One of the year’s most eagerly anticipated and ubiquitously hyped new shows,  Girls — a product of Tiny Furniture‘s Lena Dunham — debuts this coming weekend. The cable comedy has been getting lots of attention not just for its provenance, with a creator who made a splash at film festivals in 2010 and an executive producer who is none other than Judd Apatow, but also for its non-glossy depiction of the lives of four young women living in New York City. The four “girls” have been subject to numerous comparisons to the Sex and the City quartet, but the differences between the two posses promise to be innumerable. For starters, Girls presents a more realistic vision of the lives of young people whose shoes are not Manolos, whose sexual foibles are not quite so graceful, whose relationship with money is a lot closer to the true experience of a flailing Brooklynites in their twenties. Even if that life is unfamiliar or unappealing (or if it hits a little too close to home), Girls will be the cultural event of the week that you’ll want to be able to talk about. Plus, TIME’s James Poniewozik says the hype is all deserved.

(READ: Brave New Girls)

[youtube http://www.youtube.com/watch?v=9RIqj_ZgGN0]

And that’s not all. This week is a cross-media one for the ladies. We’ve got:

An Iron Lady

Meryl Streep’s Oscar-winning turn as Margaret Thatcher is out on DVD this Tuesday. If you missed it in the theaters, now’s your chance to check out her embodiment of the controversial British prime minister — and why the film also won an Academy Award for make-up.

An Unprintable Lady

The awkwardly titled Don’t Trust the B—- in Apartment 23 (a phrase that either rhymes or sounds like something a person would say, but not both) premieres Wednesday at 9:30 p.m. on ABC. The comedy, about some zany roommates — à la other theme-appropriate television offerings New Girl and 2 Broke Girls — is notable because the “B” is friends with James Van Der Beek, played by James Van Der Beek, as a version of the version of himself made famous by Funny or Die.

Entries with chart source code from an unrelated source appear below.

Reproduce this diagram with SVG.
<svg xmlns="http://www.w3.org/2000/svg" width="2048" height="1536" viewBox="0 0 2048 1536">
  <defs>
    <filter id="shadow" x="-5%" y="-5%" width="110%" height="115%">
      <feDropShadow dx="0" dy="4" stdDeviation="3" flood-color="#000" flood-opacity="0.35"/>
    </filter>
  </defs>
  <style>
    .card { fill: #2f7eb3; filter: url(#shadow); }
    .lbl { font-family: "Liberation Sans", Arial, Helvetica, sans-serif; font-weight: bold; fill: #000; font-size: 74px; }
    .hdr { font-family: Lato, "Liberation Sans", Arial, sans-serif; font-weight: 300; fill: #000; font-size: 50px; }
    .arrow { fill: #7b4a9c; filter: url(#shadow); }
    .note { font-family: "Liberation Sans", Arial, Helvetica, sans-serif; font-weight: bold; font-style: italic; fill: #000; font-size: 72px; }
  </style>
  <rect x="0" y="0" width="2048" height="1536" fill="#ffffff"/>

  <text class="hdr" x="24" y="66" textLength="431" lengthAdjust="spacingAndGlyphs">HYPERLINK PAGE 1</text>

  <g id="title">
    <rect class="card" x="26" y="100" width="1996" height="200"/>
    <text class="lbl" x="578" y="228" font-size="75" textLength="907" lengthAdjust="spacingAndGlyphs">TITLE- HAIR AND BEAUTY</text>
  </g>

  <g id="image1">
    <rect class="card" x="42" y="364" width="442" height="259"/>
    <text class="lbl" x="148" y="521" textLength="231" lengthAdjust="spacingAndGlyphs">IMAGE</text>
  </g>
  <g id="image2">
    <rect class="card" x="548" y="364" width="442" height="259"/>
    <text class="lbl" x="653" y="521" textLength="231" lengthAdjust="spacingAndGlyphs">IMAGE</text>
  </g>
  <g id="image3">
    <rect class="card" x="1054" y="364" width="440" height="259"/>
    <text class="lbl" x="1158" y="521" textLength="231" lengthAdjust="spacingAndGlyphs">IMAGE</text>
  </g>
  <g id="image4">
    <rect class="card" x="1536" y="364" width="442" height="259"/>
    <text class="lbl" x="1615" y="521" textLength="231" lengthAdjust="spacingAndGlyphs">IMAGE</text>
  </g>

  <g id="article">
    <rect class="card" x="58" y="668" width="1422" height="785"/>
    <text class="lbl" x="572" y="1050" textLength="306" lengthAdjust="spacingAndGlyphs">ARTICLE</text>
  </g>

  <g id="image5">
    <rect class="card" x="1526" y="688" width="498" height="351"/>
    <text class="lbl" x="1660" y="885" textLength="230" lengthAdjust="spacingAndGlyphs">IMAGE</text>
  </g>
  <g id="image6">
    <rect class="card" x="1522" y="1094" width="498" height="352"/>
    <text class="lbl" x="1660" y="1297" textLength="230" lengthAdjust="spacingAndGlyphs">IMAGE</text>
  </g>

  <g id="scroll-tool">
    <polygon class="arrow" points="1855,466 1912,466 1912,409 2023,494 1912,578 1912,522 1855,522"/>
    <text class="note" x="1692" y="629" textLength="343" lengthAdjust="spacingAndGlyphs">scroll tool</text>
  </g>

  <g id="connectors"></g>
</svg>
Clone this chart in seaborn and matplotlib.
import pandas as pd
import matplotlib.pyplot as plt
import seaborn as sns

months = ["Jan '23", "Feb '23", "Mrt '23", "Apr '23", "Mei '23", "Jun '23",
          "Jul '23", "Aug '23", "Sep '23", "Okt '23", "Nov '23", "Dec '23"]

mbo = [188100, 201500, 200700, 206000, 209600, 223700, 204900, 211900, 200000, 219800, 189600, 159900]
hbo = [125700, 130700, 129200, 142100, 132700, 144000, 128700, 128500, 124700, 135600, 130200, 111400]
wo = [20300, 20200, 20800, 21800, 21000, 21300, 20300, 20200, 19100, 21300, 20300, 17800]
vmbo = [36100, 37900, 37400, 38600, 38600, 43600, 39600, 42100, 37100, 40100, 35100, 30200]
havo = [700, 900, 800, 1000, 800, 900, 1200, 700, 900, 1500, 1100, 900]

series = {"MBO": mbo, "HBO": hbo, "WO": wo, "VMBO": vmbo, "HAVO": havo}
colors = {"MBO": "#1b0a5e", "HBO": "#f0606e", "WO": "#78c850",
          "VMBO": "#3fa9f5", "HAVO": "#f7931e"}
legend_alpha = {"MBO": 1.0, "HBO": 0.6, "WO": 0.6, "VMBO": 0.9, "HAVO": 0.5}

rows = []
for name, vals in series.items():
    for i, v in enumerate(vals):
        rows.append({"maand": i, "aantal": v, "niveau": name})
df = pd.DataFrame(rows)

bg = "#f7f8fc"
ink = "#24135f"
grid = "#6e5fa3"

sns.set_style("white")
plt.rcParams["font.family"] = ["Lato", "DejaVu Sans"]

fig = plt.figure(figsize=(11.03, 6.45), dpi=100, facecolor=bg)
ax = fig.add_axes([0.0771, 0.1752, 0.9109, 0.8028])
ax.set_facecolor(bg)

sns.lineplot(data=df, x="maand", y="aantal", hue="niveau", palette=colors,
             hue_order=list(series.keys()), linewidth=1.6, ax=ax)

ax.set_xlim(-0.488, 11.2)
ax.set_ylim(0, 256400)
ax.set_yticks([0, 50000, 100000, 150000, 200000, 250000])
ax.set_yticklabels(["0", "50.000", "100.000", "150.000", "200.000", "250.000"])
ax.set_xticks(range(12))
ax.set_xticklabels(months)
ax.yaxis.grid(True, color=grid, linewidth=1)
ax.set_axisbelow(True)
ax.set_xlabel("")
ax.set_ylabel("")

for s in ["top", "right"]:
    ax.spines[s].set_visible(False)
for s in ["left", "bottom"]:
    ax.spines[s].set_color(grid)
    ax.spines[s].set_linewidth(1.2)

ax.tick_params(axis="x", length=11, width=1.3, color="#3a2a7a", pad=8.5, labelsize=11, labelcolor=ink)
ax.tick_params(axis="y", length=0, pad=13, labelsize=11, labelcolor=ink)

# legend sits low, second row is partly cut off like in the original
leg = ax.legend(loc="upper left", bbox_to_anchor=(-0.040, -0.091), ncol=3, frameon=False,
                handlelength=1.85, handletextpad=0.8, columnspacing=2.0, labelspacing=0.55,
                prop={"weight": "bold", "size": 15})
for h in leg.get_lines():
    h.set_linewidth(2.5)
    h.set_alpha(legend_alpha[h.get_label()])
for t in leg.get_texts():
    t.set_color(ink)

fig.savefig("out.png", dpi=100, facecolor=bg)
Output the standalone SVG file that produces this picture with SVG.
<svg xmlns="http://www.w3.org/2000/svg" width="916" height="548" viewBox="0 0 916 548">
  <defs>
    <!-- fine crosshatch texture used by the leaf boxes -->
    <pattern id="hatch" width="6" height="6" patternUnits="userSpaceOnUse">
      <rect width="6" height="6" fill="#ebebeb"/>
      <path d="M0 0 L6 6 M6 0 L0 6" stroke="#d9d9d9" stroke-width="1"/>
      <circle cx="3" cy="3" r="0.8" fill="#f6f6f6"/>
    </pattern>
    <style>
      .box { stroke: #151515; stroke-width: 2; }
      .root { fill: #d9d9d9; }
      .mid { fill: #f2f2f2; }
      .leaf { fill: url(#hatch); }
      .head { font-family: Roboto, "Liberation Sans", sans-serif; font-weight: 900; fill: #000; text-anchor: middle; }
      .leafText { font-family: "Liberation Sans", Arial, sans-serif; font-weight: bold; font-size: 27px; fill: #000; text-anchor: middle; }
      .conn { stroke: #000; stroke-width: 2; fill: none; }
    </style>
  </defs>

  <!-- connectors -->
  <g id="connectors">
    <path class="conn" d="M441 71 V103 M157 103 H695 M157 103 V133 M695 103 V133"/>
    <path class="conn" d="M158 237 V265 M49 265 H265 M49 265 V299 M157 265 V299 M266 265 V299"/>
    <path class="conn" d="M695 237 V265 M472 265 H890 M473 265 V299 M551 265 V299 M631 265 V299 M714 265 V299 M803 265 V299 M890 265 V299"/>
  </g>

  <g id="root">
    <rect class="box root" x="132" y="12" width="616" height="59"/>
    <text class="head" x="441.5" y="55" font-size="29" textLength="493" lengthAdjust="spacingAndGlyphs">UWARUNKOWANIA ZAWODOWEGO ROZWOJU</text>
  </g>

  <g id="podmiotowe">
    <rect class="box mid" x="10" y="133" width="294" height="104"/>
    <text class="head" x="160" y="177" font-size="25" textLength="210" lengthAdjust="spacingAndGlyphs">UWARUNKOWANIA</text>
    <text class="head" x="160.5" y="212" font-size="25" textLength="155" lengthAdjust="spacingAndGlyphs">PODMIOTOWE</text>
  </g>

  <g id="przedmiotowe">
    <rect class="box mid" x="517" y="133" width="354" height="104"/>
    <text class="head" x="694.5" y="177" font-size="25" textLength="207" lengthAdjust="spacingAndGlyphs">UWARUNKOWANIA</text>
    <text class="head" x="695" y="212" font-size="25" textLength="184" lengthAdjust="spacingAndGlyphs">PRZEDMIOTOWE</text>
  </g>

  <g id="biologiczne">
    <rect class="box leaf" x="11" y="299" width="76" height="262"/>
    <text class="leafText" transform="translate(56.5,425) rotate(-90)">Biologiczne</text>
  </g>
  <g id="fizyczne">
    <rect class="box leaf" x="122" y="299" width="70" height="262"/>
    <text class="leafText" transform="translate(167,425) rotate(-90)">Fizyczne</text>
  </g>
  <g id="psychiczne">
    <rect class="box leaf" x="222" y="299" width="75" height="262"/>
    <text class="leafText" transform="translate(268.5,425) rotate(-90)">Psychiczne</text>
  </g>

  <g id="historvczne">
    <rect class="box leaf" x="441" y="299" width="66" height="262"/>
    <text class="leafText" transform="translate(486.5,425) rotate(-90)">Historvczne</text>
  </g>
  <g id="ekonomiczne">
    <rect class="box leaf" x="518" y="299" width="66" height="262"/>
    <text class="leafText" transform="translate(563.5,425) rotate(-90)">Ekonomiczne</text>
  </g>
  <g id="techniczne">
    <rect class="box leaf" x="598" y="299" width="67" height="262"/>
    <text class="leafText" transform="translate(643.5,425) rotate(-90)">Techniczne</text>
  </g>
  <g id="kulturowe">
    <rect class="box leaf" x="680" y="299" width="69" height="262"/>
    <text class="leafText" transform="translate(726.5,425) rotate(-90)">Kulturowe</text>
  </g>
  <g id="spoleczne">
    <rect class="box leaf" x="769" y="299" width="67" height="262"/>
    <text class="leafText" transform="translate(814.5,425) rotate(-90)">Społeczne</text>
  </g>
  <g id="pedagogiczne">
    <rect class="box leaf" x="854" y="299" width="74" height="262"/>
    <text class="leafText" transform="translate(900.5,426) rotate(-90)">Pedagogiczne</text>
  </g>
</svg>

An Under-represented Lady (Actually, Lots of Them)

Miss Representation, a documentary that takes on the startling lack of depictions of powerful women in American media, has been a bit hard to see outside festivals since its premiere at Sundance last year. That is, until Tuesday, when it will be out on DVD. We’ll have a Q&A with writer-director Jennifer Siebel Newsom.

A Natural Lady

Carole King’s new book, A Natural Woman: A Memoir, will be available Tuesday. That makes us feel (that makes us feel, that makes us feeeeeel!) like going to a bookstore.